Impartiality of Summary Judgment and Genuine Issues of Fact
The court emphasized that summary judgment was an inappropriate mechanism for resolving the disputes in this case due to the numerous genuine issues of material fact. It highlighted the importance of assessing subjective elements such as intent, motive, and knowledge, which are often crucial in cases involving allegations of fraud and simulation. The court pointed out that factual inferences must be drawn in favor of the party opposing the motion for summary judgment, and any doubts should be resolved in that party's favor. Given the complex and contentious history of the parties and their dealings, the court determined that a trial was necessary to fully explore the evidence and resolve these issues. The court asserted that the allegations made by George, if proven at trial, could substantiate his claims of ownership and potential damages, reinforcing the need for an evidentiary hearing. In this context, the court maintained that summary judgment could not substitute for a thorough examination of the facts at trial.
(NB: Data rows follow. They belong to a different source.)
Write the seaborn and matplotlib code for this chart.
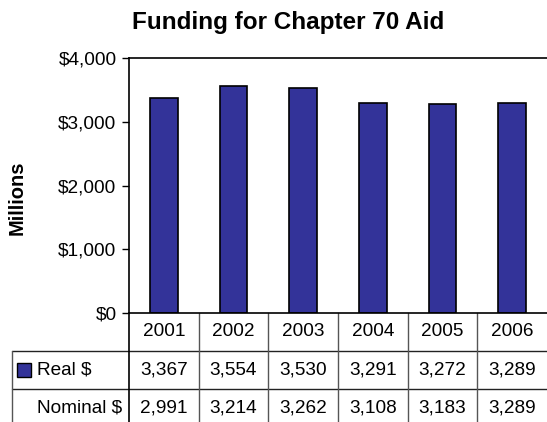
import matplotlib
matplotlib.use("Agg")
import matplotlib.pyplot as plt
import matplotlib.transforms as mtransforms
from matplotlib.patches import Rectangle
import seaborn as sns
import pandas as pd

# data
years = ["2001", "2002", "2003", "2004", "2005", "2006"]
real = [3367, 3554, 3530, 3291, 3272, 3289]
nominal = [2991, 3214, 3262, 3108, 3183, 3289]
row_labels = ["Real $", "Nominal $"]

df = pd.DataFrame({"year": years, "real": real})

sns.set_style("white")
plt.rcParams["font.family"] = ["Liberation Sans", "DejaVu Sans"]
plt.rcParams["text.color"] = "black"
plt.rcParams["ytick.color"] = "black"
plt.rcParams["ytick.labelcolor"] = "black"
fs = 13.7
bar_color = "#333399"

fig = plt.figure(figsize=(5.47, 4.22), dpi=100)
W, H = 547, 422
ax = fig.add_axes([129 / W, 1 - 313 / H, (547 - 129) / W, (313 - 58) / H])

sns.barplot(data=df, x="year", y="real", color=bar_color, width=0.4,
            edgecolor="black", linewidth=1.2, saturation=1, ax=ax)

ax.set_ylim(0, 4000)
ax.set_xlim(-0.5, 5.5)
ax.set_yticks([0, 1000, 2000, 3000, 4000])
ax.set_yticklabels(["$0", "$1,000", "$2,000", "$3,000", "$4,000"], fontsize=fs)
ax.tick_params(axis="y", length=5, width=1, color="black", direction="out", pad=4, left=True)
ax.set_xticks([])
ax.set_xlabel("")
ax.set_ylabel("")
for s in ["left", "top", "bottom"]:
    ax.spines[s].set_visible(True)
    ax.spines[s].set_color("black")
    ax.spines[s].set_linewidth(1.2)
ax.spines["right"].set_visible(False)

fig.text(288 / W, 1 - 22 / H, "Funding for Chapter 70 Aid", ha="center", va="center",
         fontsize=17.5, fontweight="bold")
fig.text(17 / W, 1 - 198 / H, "Millions", ha="center", va="center", rotation=90,
         fontsize=14.5, fontweight="bold")

# data table under the chart: x in data units, y in axes fraction
trans = mtransforms.blended_transform_factory(ax.transData, ax.transAxes)
row_h = 38 / 255
left_edge = (12 - 129) / (547 - 129)  # label column edge in axes fraction
line_kw = dict(clip_on=False, color="#555555", linewidth=1)

# horizontal lines
for k in [1, 2]:
    ax.plot([left_edge, 1], [-k * row_h, -k * row_h], transform=ax.transAxes,
            clip_on=False, color="#222222", linewidth=1)
# vertical lines
ax.plot([0, 0], [0, -3 * row_h], transform=ax.transAxes, clip_on=False,
        color="black", linewidth=1.2)
ax.plot([left_edge, left_edge], [-row_h, -3 * row_h], transform=ax.transAxes, **line_kw)
for i in range(1, len(years)):
    ax.plot([i - 0.5, i - 0.5], [0, -3 * row_h], transform=trans, **line_kw)

for i, yr in enumerate(years):
    ax.text(i, -0.5 * row_h, yr, transform=trans, ha="center", va="center", fontsize=fs)
    ax.text(i, -1.5 * row_h, f"{real[i]:,}", transform=trans, ha="center", va="center", fontsize=fs)
    ax.text(i, -2.5 * row_h, f"{nominal[i]:,}", transform=trans, ha="center", va="center", fontsize=fs)

label_x = (37 - 129) / (547 - 129)
ax.text(label_x, -1.5 * row_h, row_labels[0], transform=ax.transAxes, ha="left",
        va="center", fontsize=fs)
ax.text(label_x, -2.5 * row_h, row_labels[1], transform=ax.transAxes, ha="left",
        va="center", fontsize=fs)
key_w = 14 / (547 - 129)
key_h = 14 / 255
ax.add_patch(Rectangle(((17 - 129) / (547 - 129), -1.5 * row_h - key_h / 2), key_w, key_h,
                       transform=ax.transAxes, clip_on=False, facecolor=bar_color,
                       edgecolor="black", linewidth=1))

fig.savefig("out.png", dpi=100)
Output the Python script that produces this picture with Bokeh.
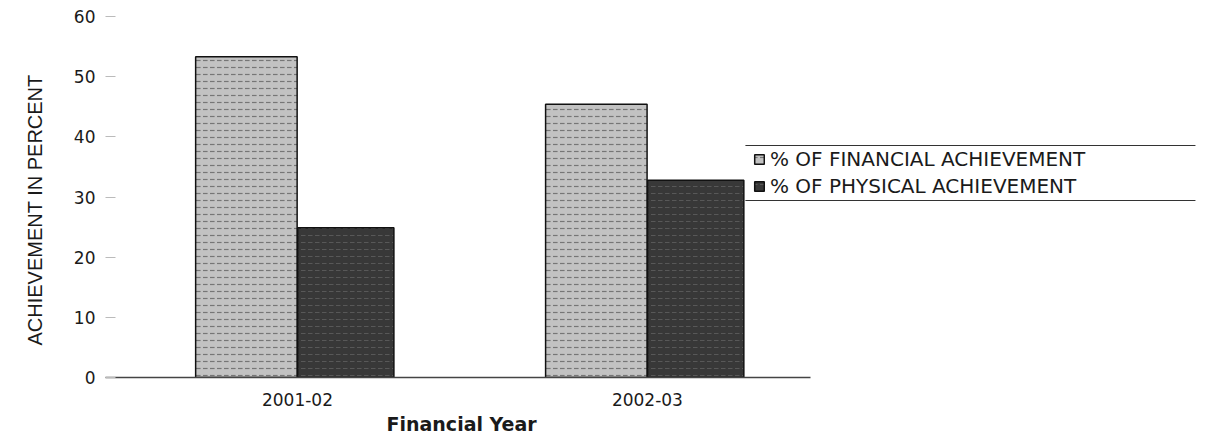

Conclusion of the Court's Reasoning
Ultimately, the Court of Appeal concluded that the trial court had erred in granting summary judgment and sustaining the exceptions raised by the defendants. It reversed the trial court's judgment regarding the summary judgments and the exceptions, affirming the denial of George's motion for partial summary judgment. The court remanded the case for further proceedings, allowing for a complete examination of the facts surrounding the ownership and validity of the transactions. The court's reasoning underscored the importance of addressing allegations of fraud and simulation through a full evidentiary process, highlighting the judiciary's role in ensuring that all parties have an opportunity to present their cases in a fair trial setting. Thus, the court's decision reaffirmed the principle that genuine disputes of material fact must be resolved through thorough judicial scrutiny rather than summary adjudication.